The Mettray study, says Toth, contributes to the humanities by helping to understand and contextualize contemporary debates surrounding juvenile crime and punishment in the United States. In recent years, social scientists, politicians and the mass media have focused on what they believe to be the growing problem of juvenile crime in America. Spurred in part by extreme forecasts that projected significant increases in juvenile crime rates, warnings of an impending “teenage crime storm,” particularly among young black and Hispanic males, predominated during the 1990s.

“The issues surrounding juvenile crime that were critical in 19th-century France bear a remarkable resemblance to many of those in the United States in the 21st century,” says Toth.

“In both eras – one beset by the material hardships associated with industrialization, the other by segments of the population mired in a seemingly insurmountable cycle of unemployment and poverty – there is a somewhat misplaced fear of a rising tide of juvenile crime. In this regard the agricultural colony has re-emerged as a means of addressing this perceived problem. Given that many of these institutions have, not unlike Mettray, also been accused of prisoner abuse and mismanagement, we need to understand the historical legacy of this correctional practice.

“In this regard, my work appeals to scholars of history, cultural studies, crime and criminology, as well as to policymakers who might seek a cultural and historical perspective on the topic.”

Toth notes his fascination with the French penal colonies, and particularly Mettray, was cultivated by French moral philosopher Michel Foucault, who authored “Discipline and Punish: The Birth of the Modern Prison.”

“I was always struck by the fact Foucault traced the birth of the modern prison to Mettray and that he believed Mettray represented the disciplinary form in which the art of punishment had been perfected,” says Toth, whose most recent work, “Beyond Papillon: The French Overseas Penal Colonies, 1854-1952,” was published in 2006 by the University of Nebraska Press as part of its “France Overseas” series.

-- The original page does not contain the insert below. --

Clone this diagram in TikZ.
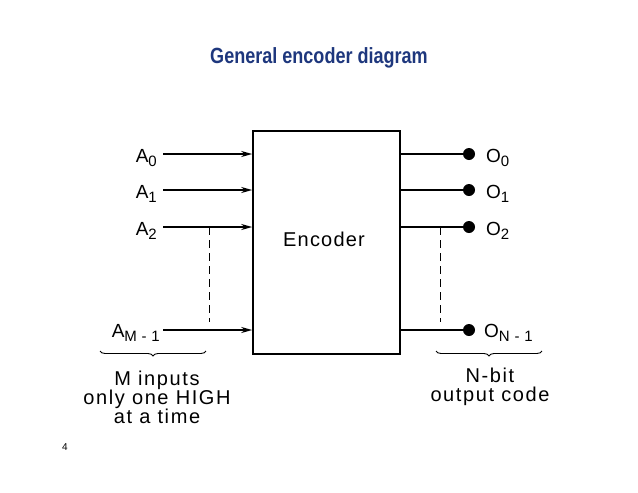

“Foucault never really discussed the institution in any real depth, and there was very little published on the subject.

Located in the bucolic Loire valley, Mettray inspired the establishment of some 50 new institutions during the 1840s which made the agricultural colony the most common form of incarceration for juvenile delinquents in France. In fact, colonies based on the Mettray model were opened in Great Britain, the Netherlands and the U.S.

Mettray’s founders aimed to rehabilitate criminal youths through agricultural work, basic elementary schooling, and strict military discipline.

Delinquent children were removed not only from the common adult prisons where they were typically housed, but also from the perceived evil influences of the city. Toth’s research indicates that while Mettray promised benevolent reform it was not all it was reported to be. In fact, by the early 20th century, it had devolved from the reformist vision of its founders to a brutal custodial care facility.

“There was a shared belief that industrialization and urbanization had corrupted morality and was to blame for crime among adults and children,” Toth says. “Both the overseas penal colonies and the agricultural colonies shared a Rousseauian belief in the power of the land to rehabilitate the man. Whether tilling the soil of the Loire or clearing the jungle in French Guiana, this was a reaction to the birth of economic and social modernity in 19th-century France.

“Once it became clear that this romantic belief was untenable, however, both the overseas penal colonies and Mettray became criminal dumping grounds.”